The open-world role-playing game Kenshi is as divisive now as it was when it first hit the market back in 2013. Whereas the gaming community is notoriously quick to brand a game as good, bad, or in-between, Kenshi seems to be one of the few exceptions to this rule. After seven years there is no consensus about Kenshi’s quality or, depending on who you ask, lack thereof. The game has its faults, to be certain. The graphics and user interface were ugly and outdated even for 2013 standards. But for every negative aspect there is at least one redeeming quality that justifies the game’s small, but cult following. Many of these redeeming qualities can be found in games that try to follow in Kenshi’s footsteps.
30 Games Like 'Kenshi' to Play Right Now
Rust’s 2018 introduction came with a bit of controversy. Gamers had grown used to character choice customization that allowed them to live out their fantasies, so Rust’s decision to take away the of player aesthetics wasn’t initially appreciated. But once the fervor died down, players grew to appreciate Rust for what it was, a sandbox game that allowed players to build power through cooperation or go it solo for maximum chaos.
2. 'ARK: Survival Evolved'
Ark: Survival Evolved is one of those games that look like it could be multiple different games in one. But there is a thoroughfare between the games beginning of primitive dinosaur wrangling to the sci-fi epic endgame content. Players are free to absorb the game’s copious content as they see fit.
3. 'The Forest'
It seems 2018 was a good year for sandbox games. But, whereas other games pit players against players, The Forest encouraged cooperation so players can best survive and unravel the mysteries of the titular locale. The forest is part horror, part survival sandbox. It distinguishes itself from most of the other games on this list by having an ultimate goal, find the player’s lost son. It’s a fun, genre-smashing game that deserves all its plaudits.
4. 'Day Z'
One of the few games on this list that successfully balances PVE and PVP elements, Day Z is the blueprint for zombie survival games. You play as a Walking Dead extra traversing a hellish wasteland in search of much-needed supplies. Along the way, you will run into zombies, non-zombie enemies, and the occasional helmet wearing griefer. How you deal with these threats is entirely up to you, since the game offers little by way of directions. Once you learn the ins-and-outs the game becomes highly rewarding.
5. 'State of Decay 2'
Day Z’s younger sibling. State of Decay 2 is the followup to the massively popular State of Decay. Building on new game development technology that wasn’t available to Day Z developers, State of Decay 2 is a bit more technical, a bit more in-depth, and a bit grimmer than its predecessors. But the spirit of the genre is still there, with players having to survive literal hordes of zombies at almost every turn. The game is good enough to have its own sequel, currently in the works.
6. 'Black Desert Online'
A veritable Kenshi clone, Black Desert is a 2017 entry that pits the player against the entire in-game world. Danger is everywhere and only those players with sense enough to prepare for it can survive. Like Kenshi, survival entails supply hoarding, base building and, most importantly, protecting your assets from other players. The aesthetic might appear a bit high-fantasy compared to Kenshi’s gritty realism, but the two games share too many similarities for Black Desert Online to not be on this list.

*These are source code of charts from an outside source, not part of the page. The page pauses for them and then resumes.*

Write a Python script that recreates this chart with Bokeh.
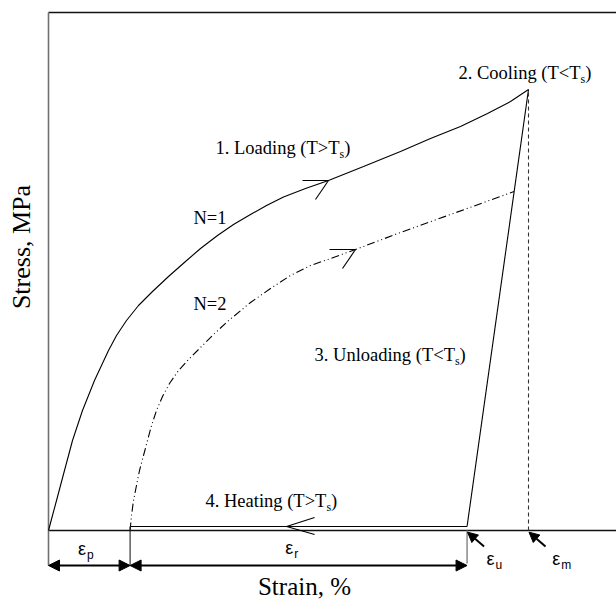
import math
from bokeh.plotting import figure
from bokeh.models import Range1d, Arrow, NormalHead
from bokeh.embed import file_html
from bokeh.resources import INLINE
from bokeh.core.properties import value

# ---------------- data (strain in %, stress in MPa) ----------------
# loading curve of the first cycle (N=1), T > Ts
n1_strain = [0.0, 0.083, 0.167, 0.25, 0.333, 0.417, 0.5, 0.604, 0.708, 0.833,
             0.958, 1.104, 1.25, 1.417, 1.625, 1.875, 2.167, 2.5, 2.854, 3.167,
             3.521, 3.854, 4.208, 4.542, 4.896, 5.354, 5.833, 6.563, 7.333,
             7.958, 8.583, 9.146, 9.625, 10.0]
n1_stress = [0, 15, 30, 45, 60, 75, 90, 105, 120, 135,
             150, 165, 180, 195, 210, 225, 239, 254, 269, 282,
             295, 306, 316, 325, 333.5, 342, 350, 364, 379,
             392, 404, 417, 429, 441]
# loading curve of the second cycle (N=2)
n2_strain = [1.7, 1.729, 1.771, 1.833, 1.896, 1.979, 2.063, 2.146, 2.25, 2.375,
             2.521, 2.708, 2.938, 3.167, 3.438, 3.729, 4.208, 4.625, 5.042,
             5.458, 5.875, 6.396, 7.333, 8.375, 9.7]
n2_stress = [0, 15, 30, 45, 60, 75, 90, 105, 120, 134,
             147, 160, 172, 183, 196, 209, 228, 242, 255,
             265, 272, 281, 298, 316, 339]
# unloading (T < Ts) from the peak down to the residual strain
unload_strain = [10.0, 8.72]
unload_stress = [441, 4]
# heating (T > Ts): recovery of the strain
heat_strain = [8.72, 1.7]
heat_stress = [4, 4]
# characteristic strains
eps_p = 1.7
eps_u = 8.72
eps_m = 10.0
peak_stress = 441
# arrow positions along the paths
n1_arrow_strain = 5.833
n2_arrow_strain = 6.396
heat_arrow_strain = 4.96

# ---------------- layout ----------------
W, H = 616, 602
X0, X1 = -1.0, 11.8333
Y0, Y1 = -72.0, 530.0
PXX = W / (X1 - X0)   # px per strain unit
PXY = H / (Y1 - Y0)   # px per stress unit


def dx(px):
    return px / PXX


def dy(px):
    return px / PXY


TOP = Y1 - dy(12)         # top frame line
DIM_Y = -dy(35)           # dimension arrows level

SERIF = value("Liberation Serif")
SANS = value("Liberation Sans")

TIMES = {' ': 250, '.': 250, ',': 250, '(': 333, ')': 333, '1': 500, '2': 500,
         '3': 500, '4': 500, '=': 564, '<': 564, '>': 564, 'T': 611, 'N': 722,
         'L': 611, 'C': 667, 'U': 722, 'H': 722, 'S': 556, 'M': 889, 'P': 556,
         '%': 833, 'a': 444, 'd': 500, 'e': 444, 'g': 500, 'i': 278, 'l': 278,
         'n': 500, 'o': 500, 'r': 333, 's': 389, 't': 278, 'u': 500}


def tw(s, size):
    return sum(TIMES.get(c, 500) for c in s) * size / 1000.0


p = figure(width=W, height=H, x_range=Range1d(X0, X1), y_range=Range1d(Y0, Y1),
           output_backend="svg", toolbar_location=None, min_border=0,
           x_axis_location=None, y_axis_location=None, outline_line_color=None,
           background_fill_color="white", border_fill_color="white")
p.grid.visible = False

# frame lines
p.line([0, X1], [TOP, TOP], line_color="#111111", line_width=1.4)
p.line([0, X1], [0, 0], line_color="#111111", line_width=1.3)
p.line([0, 0], [TOP, DIM_Y], line_color="#707070", line_width=1.6)

# curves
p.line(n1_strain, n1_stress, line_color="black", line_width=1.1)
p.line(n2_strain, n2_stress, line_color="black", line_width=1.1,
       line_dash="8 3 1 3 1 3")
p.line(unload_strain, unload_stress, line_color="black", line_width=1.1)
p.line(heat_strain, heat_stress, line_color="black", line_width=1.1)
p.line([eps_m, eps_m], [0, peak_stress], line_color="#333333", line_width=1.1,
       line_dash="4 3")

# open arrowheads on the loading curves
bx0, by0, bx1, by1 = [], [], [], []
for xs, ys, xa in ((n1_strain, n1_stress, n1_arrow_strain),
                   (n2_strain, n2_stress, n2_arrow_strain)):
    i = xs.index(xa)
    tx, ty = xs[i], ys[i]
    bx0 += [tx, tx]
    by0 += [ty, ty]
    bx1 += [tx - dx(26), tx - dx(13)]
    by1 += [ty, ty - dy(19)]
# heating arrow "<"
hy = heat_stress[0]
bx0 += [heat_arrow_strain, heat_arrow_strain]
by0 += [hy, hy]
bx1 += [heat_arrow_strain + dx(28), heat_arrow_strain + dx(28)]
by1 += [hy + dy(9), hy - dy(8)]
p.segment(x0=bx0, y0=by0, x1=bx1, y1=by1, line_color="black", line_width=1.1)

# dimension markers
p.segment(x0=[eps_p, eps_u], y0=[heat_stress[0], 0], x1=[eps_p, eps_u],
          y1=[DIM_Y, DIM_Y + dy(2)], line_color=["#222222", "#808080"],
          line_width=[1.1, 1.4])


def head(size):
    return NormalHead(size=size, fill_color="black", line_color="black",
                      line_width=1)


for a, b in ((0, eps_p), (eps_p, eps_u)):
    p.add_layout(Arrow(start=head(11), end=head(11), x_start=a, y_start=DIM_Y,
                       x_end=b, y_end=DIM_Y, line_width=2, line_color="black"))

for e in (eps_u, eps_m):
    p.add_layout(Arrow(end=head(10), x_start=e + dx(17), y_start=-dy(16),
                       x_end=e + dx(0.5), y_end=-dy(1.7), line_width=2,
                       line_color="black"))

# ---------------- texts (anchored at their middle) ----------------
FS, SFS = 18.5, 12
labels = [("1. Loading (T>T", 3.479, 382.2), ("2. Cooling (T<T", 8.542, 457.2),
          ("3. Unloading (T<T", 5.542, 175.2), ("4. Heating (T>T", 3.271, 29.2)]
mx, my, mt, sx, sy, cx = [], [], [], [], [], []
for t, x, y in labels:
    mx.append(x)
    my.append(y)
    mt.append(t)
    xs_ = x + dx(tw(t, FS))
    sx.append(xs_)
    sy.append(y - dy(5.9))
    cx.append(xs_ + dx(tw("s", SFS)))
common = dict(text_baseline="middle", text_color="black")
p.text(x=mx, y=my, text=mt, text_font=SERIF, text_font_size=f"{FS}px",
       text_align="left", **common)
p.text(x=sx, y=sy, text=["s"] * 4, text_font=SERIF, text_font_size=f"{SFS}px",
       text_align="left", **common)
p.text(x=cx, y=my, text=[")"] * 4, text_font=SERIF, text_font_size=f"{FS}px",
       text_align="left", **common)

p.text(x=[3.021, 3.021], y=[312.2, 226.2], text=["N=1", "N=2"], text_font=SERIF,
       text_font_size=f"{FS}px", text_align="left", **common)

# epsilon labels
eps_lab = [("p", 0.615, -18.8), ("r", 4.931, -17.8), ("u", 9.125, -28.8),
           ("m", 10.494, -28.8)]
p.text(x=[e[1] for e in eps_lab], y=[e[2] for e in eps_lab], text=["ε"] * 4,
       text_font=SANS, text_font_size="18px", text_align="left", **common)
p.text(x=[e[1] + dx(9) for e in eps_lab], y=[e[2] - dy(6) for e in eps_lab],
       text=[e[0] for e in eps_lab], text_font=SANS, text_font_size="12px",
       text_align="left", **common)

# axis titles
p.text(x=[-0.5625], y=[283.5], text=["Stress, MPa"], angle=math.pi / 2,
       text_font=SERIF, text_font_size="26px", text_align="center", **common)
p.text(x=[5.333], y=[-55.6], text=["Strain, %"], text_font=SERIF,
       text_font_size="25px", text_align="center", **common)

open("out.html", "w").write(file_html(p, INLINE))
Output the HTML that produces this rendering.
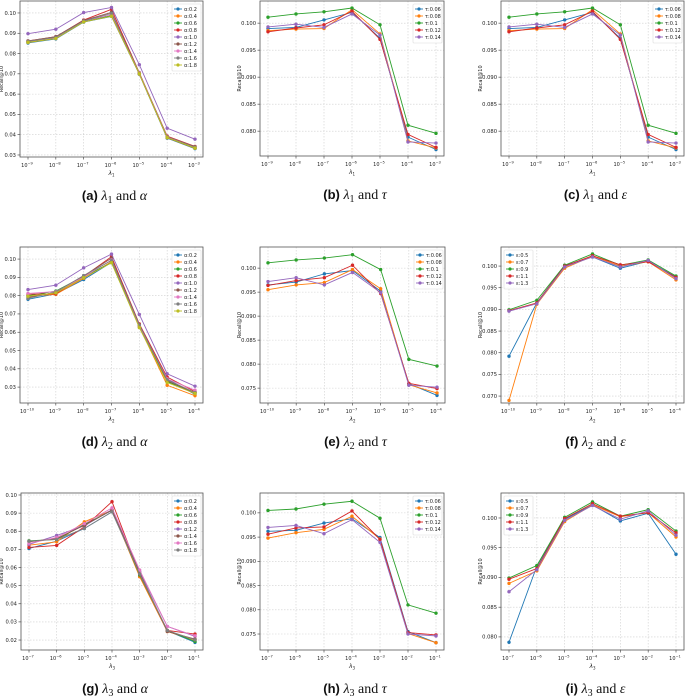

7. 'The Witcher 3: Wild Hunt'
While technically not a massively multiplayer online game, the Witcher 3’s in-depth RPG elements more than earn it a spot on this list. And it isn’t just the RPG elements. One of the major elements in the game is foraging for herbs and materials for a number of potions and remedies. While the game does set you along with a narrative from the beginning, it is very easy for players of Kenshi to play a story somewhat similar to the Witcher series, if they’re so inclined.
This game emphasizes PVP which makes it a bit different from most games on this list. In spite of this, the survival elements are still very much present. In SCUM, the player takes part in a sort of Hunger Games battle royale. Their prize is their freedom. It’s a concept that has been explored in books and movies. SCUM developers seemed to be aware of this, which is why the game doesn’t take itself too seriously, a welcome change of pace from the grim aesthetics of many other survival games.
9. 'Dying Light 2'
Easily one of the most criminally underrated games on this list. Dying Light 2 is the followup to the first Dying Light, a first-person zombie survival game that emphasizes both melee weapons and, above all else, movement. Little has changed in the second installment as you take control of the main character to zip across the city like a caped superhero doing missions, helping friendly settlements, and destroying hostile ones. Like Kenshi survival is key and the tools you collect could spell the difference between survival and violent death.
(Not yet released)
10. 'The Division 2'
The Division is a game whose popularity seems to ebb and flow. The second installment in the franchise is no different, with a player-base as likely to swell as it is to shrink. But interest in the game is consistent enough to warrant a steady stream of content, which is a good thing. The Division is an overlooked survival shooter that deserves to be considered among the greats.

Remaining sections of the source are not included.